**DIRECTIVE**. Extract the lines from the start through the line that holds "return (351 - B - y) / H", both included, omitting all images.

**PROVIDED MATERIAL**.
════════

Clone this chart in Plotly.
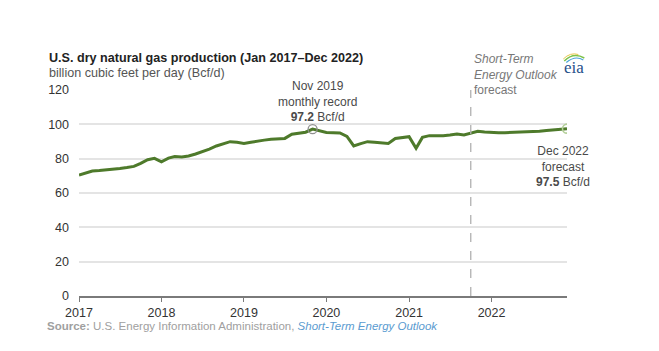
import plotly.graph_objects as go
import pandas as pd

# ---- data ----
months = pd.date_range("2017-01-01", "2022-12-01", freq="MS")
production = [
    # 2017
    70.5, 71.5, 72.8, 73.1, 73.4, 73.6, 74.3, 74.8, 75.5, 77.3, 79.4, 80.2,
    # 2018
    78.2, 80.3, 81.2, 81.0, 81.6, 82.7, 84.0, 85.6, 87.4, 88.5, 89.9, 89.5,
    # 2019
    88.9, 89.6, 90.3, 90.8, 91.3, 91.6, 91.8, 94.2, 94.6, 95.4, 97.2, 96.1,
    # 2020
    95.2, 95.1, 95.0, 93.0, 87.4, 88.8, 89.9, 89.6, 89.3, 88.9, 91.8, 92.3,
    # 2021
    92.8, 86.0, 92.4, 93.4, 93.3, 93.4, 93.8, 94.4, 93.8, 95.1, 96.0, 95.5,
    # 2022
    95.2, 95.1, 95.1, 95.2, 95.3, 95.5, 95.7, 96.0, 96.4, 96.7, 97.0, 97.5,
]
year_ticks = ["2017-01-01", "2018-01-01", "2019-01-01", "2020-01-01", "2021-01-01", "2022-01-01"]
year_labels = ["2017", "2018", "2019", "2020", "2021", "2022"]
y_ticks = [0, 20, 40, 60, 80, 100, 120]
record_month = "2019-11-01"
forecast_start = "2021-10-01"

record_idx = list(months).index(pd.Timestamp(record_month))
last_idx = len(production) - 1

# plot area geometry (pixels)
L, R, T, B = 79.3, 92.3, 90, 55
W = 659 - L - R
H = 351 - T - B


def px(x):
    return (x - L) / W


def py(y):
    return (351 - B - y) / H


fig = go.Figure()
fig.add_trace(go.Scatter(
    x=months, y=production, mode="lines",
    line=dict(color="#4e7a2b", width=3), hoverinfo="skip", showlegend=False))
fig.add_trace(go.Scatter(
    x=[months[record_idx]], y=[production[record_idx]], mode="markers",
    marker=dict(symbol="circle-open", size=9, color="#8f8f8f", line=dict(width=1.3)),
    showlegend=False, hoverinfo="skip"))
fig.add_trace(go.Scatter(
    x=[months[last_idx]], y=[production[last_idx]], mode="markers",
    marker=dict(symbol="circle-open", size=9, color="#b3cf98", line=dict(width=1.6)),
    showlegend=False, hoverinfo="skip"))

FONT = "Liberation Sans, Arial, sans-serif"
TXT = "#4a4a4a"

annotations = [
    dict(text="<b>U.S. dry natural gas production (Jan 2017\u2013Dec 2022)</b>",
         x=px(47), y=py(58), xanchor="left", yanchor="middle",
         font=dict(size=12.6, color="#222222")),
    dict(text="billion cubic feet per day (Bcf/d)",
         x=px(47), y=py(73), xanchor="left", yanchor="middle",
         font=dict(size=12.6, color="#555555")),
    dict(text=f"Nov 2019<br>monthly record<br><b>{production[record_idx]}</b> Bcf/d",
         x=px(317.5), y=py(77), xanchor="center", yanchor="top", align="center",
         font=dict(size=12, color=TXT)),
    dict(text=f"Dec 2022<br>forecast<br><b>{production[last_idx]}</b> Bcf/d",
         x=px(563), y=py(141.5), xanchor="center", yanchor="top", align="center",
         font=dict(size=12, color=TXT)),
    dict(text="<i>Short-Term</i><br><i>Energy Outlook</i><br>forecast",
         x=px(472), y=py(50), xanchor="left", yanchor="top", align="left",
         font=dict(size=12, color="#777777")),
    dict(text="<b>Source:</b> U.S. Energy Information Administration, "
              "<i><span style='color:#5a9bd0'>Short-Term Energy Outlook</span></i>",
         x=px(45), y=py(326), xanchor="left", yanchor="middle",
         font=dict(size=11.5, color="#a0a0a0")),
    dict(text="eia", x=px(574), y=py(67), xanchor="center", yanchor="middle",
         font=dict(size=17, color="#1f4f8a", family="Liberation Serif, DejaVu Serif, serif")),
]
for a in annotations:
    a.update(xref="paper", yref="paper", showarrow=False)
    if "family" not in a["font"]:
        a["font"]["family"] = FONT

shapes = [
    dict(type="line", xref="x", yref="paper", x0=forecast_start, x1=forecast_start,
         y0=0, y1=1, line=dict(color="#b0b0b0", width=1.3, dash="dash")),
    # eia logo arcs
    dict(type="path", xref="paper", yref="paper",
         path=f"M {px(564)},{py(61)} Q {px(573)},{py(52)} {px(584)},{py(58)}",
         line=dict(color="#7cc24a", width=1.5)),
    dict(type="path", xref="paper", yref="paper",
         path=f"M {px(566)},{py(62.5)} Q {px(575)},{py(55)} {px(583)},{py(60)}",
         line=dict(color="#4aa3d8", width=1.2)),
    dict(type="path", xref="paper", yref="paper",
         path=f"M {px(563)},{py(59)} Q {px(570)},{py(52)} {px(578)},{py(54.5)}",
         line=dict(color="#e8c64a", width=1)),
]

fig.update_layout(
    width=659, height=351,
    margin=dict(l=L, r=R, t=T, b=B),
    paper_bgcolor="white", plot_bgcolor="white",
    font=dict(family=FONT, size=12.5, color="#333333"),
    annotations=annotations, shapes=shapes,
    showlegend=False,
    xaxis=dict(
        type="date", range=[months[0], months[-1]],
        tickvals=year_ticks, ticktext=year_labels,
        showgrid=False, zeroline=False,
        showline=True, linecolor="#7a7a7a", linewidth=1.5,
        ticks="outside", ticklen=4, tickcolor="#7a7a7a", tickwidth=1,
        tickfont=dict(size=12.5, color="#333333"),
    ),
    yaxis=dict(
        range=[0, 120], tickvals=y_ticks,
        showgrid=True, gridcolor="#e4e4e4", gridwidth=1.5,
        zeroline=False, showline=False, ticks="",
        ticklabelstandoff=9,
        tickfont=dict(size=12.5, color="#333333"),
    ),
)

fig.write_html("out.html")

════════

**SOLUTION TO THIS TASK**.
Clone this chart in Plotly.
import plotly.graph_objects as go
import pandas as pd

# ---- data ----
months = pd.date_range("2017-01-01", "2022-12-01", freq="MS")
production = [
    # 2017
    70.5, 71.5, 72.8, 73.1, 73.4, 73.6, 74.3, 74.8, 75.5, 77.3, 79.4, 80.2,
    # 2018
    78.2, 80.3, 81.2, 81.0, 81.6, 82.7, 84.0, 85.6, 87.4, 88.5, 89.9, 89.5,
    # 2019
    88.9, 89.6, 90.3, 90.8, 91.3, 91.6, 91.8, 94.2, 94.6, 95.4, 97.2, 96.1,
    # 2020
    95.2, 95.1, 95.0, 93.0, 87.4, 88.8, 89.9, 89.6, 89.3, 88.9, 91.8, 92.3,
    # 2021
    92.8, 86.0, 92.4, 93.4, 93.3, 93.4, 93.8, 94.4, 93.8, 95.1, 96.0, 95.5,
    # 2022
    95.2, 95.1, 95.1, 95.2, 95.3, 95.5, 95.7, 96.0, 96.4, 96.7, 97.0, 97.5,
]
year_ticks = ["2017-01-01", "2018-01-01", "2019-01-01", "2020-01-01", "2021-01-01", "2022-01-01"]
year_labels = ["2017", "2018", "2019", "2020", "2021", "2022"]
y_ticks = [0, 20, 40, 60, 80, 100, 120]
record_month = "2019-11-01"
forecast_start = "2021-10-01"

record_idx = list(months).index(pd.Timestamp(record_month))
last_idx = len(production) - 1

# plot area geometry (pixels)
L, R, T, B = 79.3, 92.3, 90, 55
W = 659 - L - R
H = 351 - T - B


def px(x):
    return (x - L) / W


def py(y):
    return (351 - B - y) / H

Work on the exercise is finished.